La colonización resultó igualmente violenta: nada de espejitos y cuentas baratas fabricados
en China; lo que me cambiaron por mi paz aborigen fue una fiebre violenta, que
en su peor noche me produjo unos temblores precolombinos.
Después vinieron intensos dolores en mis articulaciones, que
jamás han estado como para llevarlas a Europa y mostrarlas a la Reina. Y mi
garganta ha quedado sin deseos de repetir la vieja lección del caney: fotuto, cocuyo,
casabe, biajaca, guao, iguana, tocororo…
Muy pronto, cuando descubrí que mi tos no era obsequio de dioses, me rebelé, pero entiendo que la batalla es
desproporcionada.
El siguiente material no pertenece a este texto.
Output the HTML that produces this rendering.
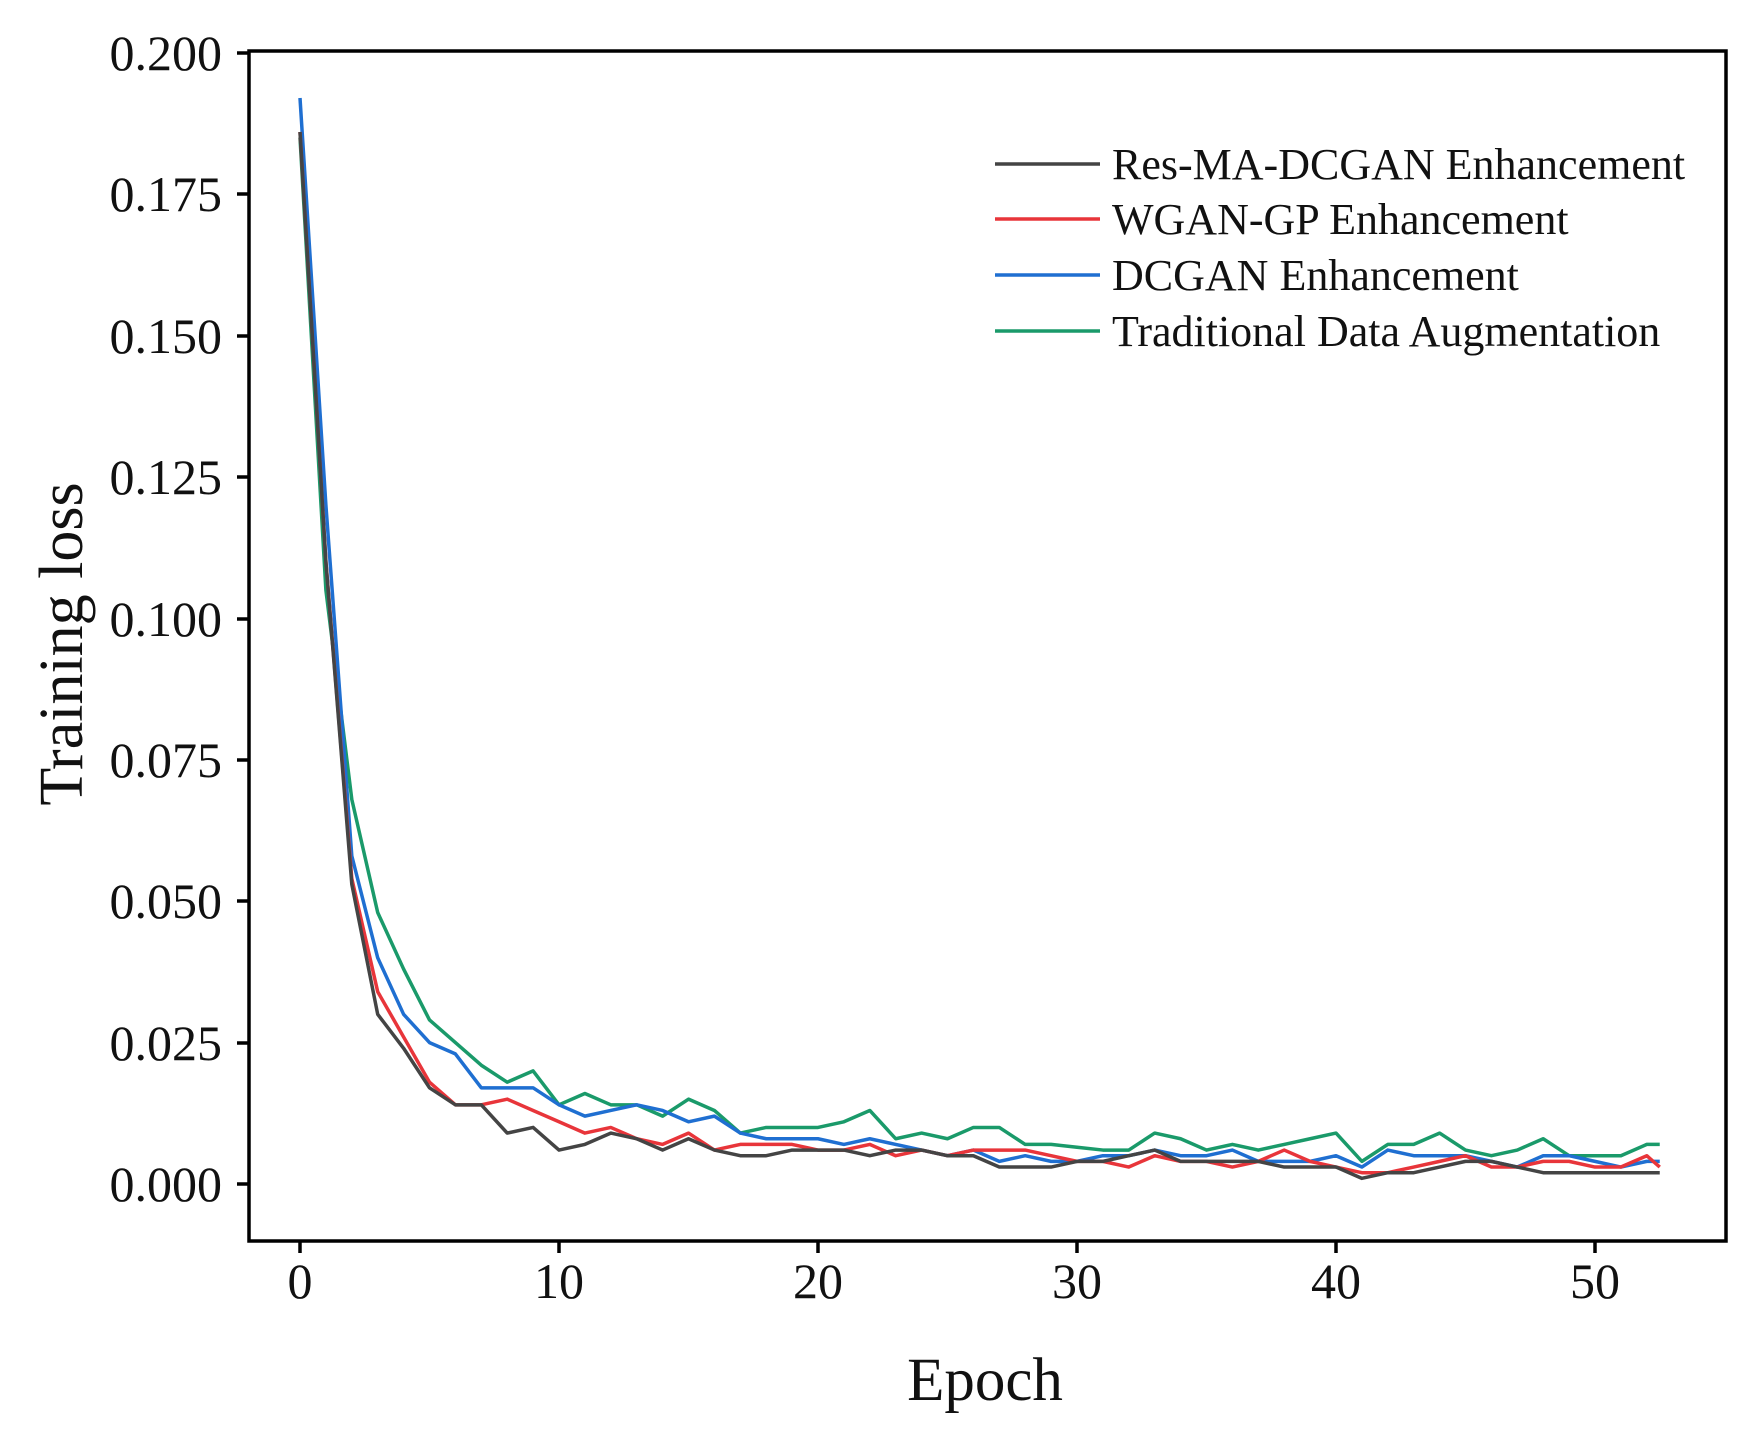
<!DOCTYPE html>
<html><head><meta charset="utf-8"><style>html,body{margin:0;padding:0;background:#fff}svg{display:block}</style></head>
<body>
<svg width="1752" height="1437" viewBox="0 0 1752 1437" xmlns="http://www.w3.org/2000/svg" font-family="Liberation Serif, serif">
<rect x="249" y="51" width="1477" height="1190" fill="none" stroke="#000" stroke-width="3.5"/>
<g stroke="#000" stroke-width="3.5">
<line x1="249" y1="53" x2="237" y2="53"/><line x1="249" y1="194" x2="237" y2="194"/><line x1="249" y1="336" x2="237" y2="336"/><line x1="249" y1="477" x2="237" y2="477"/><line x1="249" y1="619" x2="237" y2="619"/><line x1="249" y1="760" x2="237" y2="760"/><line x1="249" y1="901" x2="237" y2="901"/><line x1="249" y1="1043" x2="237" y2="1043"/><line x1="249" y1="1184" x2="237" y2="1184"/>
<line x1="300" y1="1241" x2="300" y2="1253"/><line x1="559" y1="1241" x2="559" y2="1253"/><line x1="818" y1="1241" x2="818" y2="1253"/><line x1="1077" y1="1241" x2="1077" y2="1253"/><line x1="1336" y1="1241" x2="1336" y2="1253"/><line x1="1595" y1="1241" x2="1595" y2="1253"/>
</g>
<g font-size="50" text-anchor="end" fill="#111">
<text x="222" y="70">0.200</text><text x="222" y="211">0.175</text><text x="222" y="353">0.150</text><text x="222" y="494">0.125</text><text x="222" y="636">0.100</text><text x="222" y="777">0.075</text><text x="222" y="918">0.050</text><text x="222" y="1060">0.025</text><text x="222" y="1201">0.000</text>
</g>
<g font-size="50" text-anchor="middle" fill="#111">
<text x="300" y="1298">0</text><text x="559" y="1298">10</text><text x="818" y="1298">20</text><text x="1077" y="1298">30</text><text x="1336" y="1298">40</text><text x="1595" y="1298">50</text>
</g>
<text x="985" y="1400" font-size="61" text-anchor="middle" fill="#111">Epoch</text>
<text transform="translate(82,644) rotate(-90)" font-size="62" text-anchor="middle" fill="#111">Training loss</text>
<g transform="translate(300,1184) scale(25.9,-5656)" fill="none" stroke-width="3.5" stroke-linejoin="round">
<polyline vector-effect="non-scaling-stroke" stroke="#1a9a6a" points="0,0.185 1,0.105 2,0.068 3,0.048 4,0.038 5,0.029 6,0.025 7,0.021 8,0.018 9,0.020 10,0.014 11,0.016 12,0.014 13,0.014 14,0.012 15,0.015 16,0.013 17,0.009 18,0.010 19,0.010 20,0.010 21,0.011 22,0.013 23,0.008 24,0.009 25,0.008 26,0.010 27,0.010 28,0.007 29,0.007 30,0.0065 31,0.006 32,0.006 33,0.009 34,0.008 35,0.006 36,0.007 37,0.006 38,0.007 39,0.008 40,0.009 41,0.004 42,0.007 43,0.007 44,0.009 45,0.006 46,0.005 47,0.006 48,0.008 49,0.005 50,0.005 51,0.005 52,0.007 52.5,0.007"/>
<polyline vector-effect="non-scaling-stroke" stroke="#1f6fd1" points="0,0.192 1,0.12 2,0.058 3,0.040 4,0.030 5,0.025 6,0.023 7,0.017 8,0.017 9,0.017 10,0.014 11,0.012 12,0.013 13,0.014 14,0.013 15,0.011 16,0.012 17,0.009 18,0.008 19,0.008 20,0.008 21,0.007 22,0.008 23,0.007 24,0.006 25,0.005 26,0.006 27,0.004 28,0.005 29,0.004 30,0.004 31,0.005 32,0.005 33,0.006 34,0.005 35,0.005 36,0.006 37,0.004 38,0.004 39,0.004 40,0.005 41,0.003 42,0.006 43,0.005 44,0.005 45,0.005 46,0.004 47,0.003 48,0.005 49,0.005 50,0.004 51,0.003 52,0.004 52.5,0.004"/>
<polyline vector-effect="non-scaling-stroke" stroke="#e8353a" points="0,0.186 1,0.11 2,0.054 3,0.034 4,0.026 5,0.018 6,0.014 7,0.014 8,0.015 9,0.013 10,0.011 11,0.009 12,0.010 13,0.008 14,0.007 15,0.009 16,0.006 17,0.007 18,0.007 19,0.007 20,0.006 21,0.006 22,0.007 23,0.005 24,0.006 25,0.005 26,0.006 27,0.006 28,0.006 29,0.005 30,0.004 31,0.004 32,0.003 33,0.005 34,0.004 35,0.004 36,0.003 37,0.004 38,0.006 39,0.004 40,0.003 41,0.002 42,0.002 43,0.003 44,0.004 45,0.005 46,0.003 47,0.003 48,0.004 49,0.004 50,0.003 51,0.003 52,0.005 52.5,0.003"/>
<polyline vector-effect="non-scaling-stroke" stroke="#444" points="0,0.186 1,0.11 2,0.053 3,0.030 4,0.024 5,0.017 6,0.014 7,0.014 8,0.009 9,0.010 10,0.006 11,0.007 12,0.009 13,0.008 14,0.006 15,0.008 16,0.006 17,0.005 18,0.005 19,0.006 20,0.006 21,0.006 22,0.005 23,0.006 24,0.006 25,0.005 26,0.005 27,0.003 28,0.003 29,0.003 30,0.004 31,0.004 32,0.005 33,0.006 34,0.004 35,0.004 36,0.004 37,0.004 38,0.003 39,0.003 40,0.003 41,0.001 42,0.002 43,0.002 44,0.003 45,0.004 46,0.004 47,0.003 48,0.002 49,0.002 50,0.002 51,0.002 52,0.002 52.5,0.002"/>
</g>
<g stroke-width="3.5">
<line x1="995" y1="164" x2="1100" y2="164" stroke="#444"/>
<line x1="995" y1="219" x2="1100" y2="219" stroke="#e8353a"/>
<line x1="995" y1="275" x2="1100" y2="275" stroke="#1f6fd1"/>
<line x1="995" y1="331" x2="1100" y2="331" stroke="#1a9a6a"/>
</g>
<g font-size="44" fill="#111">
<text x="1112" y="179">Res-MA-DCGAN Enhancement</text>
<text x="1112" y="234">WGAN-GP Enhancement</text>
<text x="1112" y="290">DCGAN Enhancement</text>
<text x="1112" y="346">Traditional Data Augmentation</text>
</g>
</svg>
</body></html>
A falta de otra defensa, respondí con jarabe de orégano, un
brebaje de los tiempos del behique. Quizás aparezcan remedios más fuertes, pero
mientras tanto insisto.
Si hace falta, haré como Hatuey, que al borde del fuego
se fue satisfecho para otro cielo. Él jamás se hubiera embarcado a un cielo
donde hubiera catarro español. Porque quién
sabe si entre las causas de las primeras rebeliones en nuestra tierra estuvo la
seria protesta contra este mismo catarro que mientras escribo me obliga a estornudar.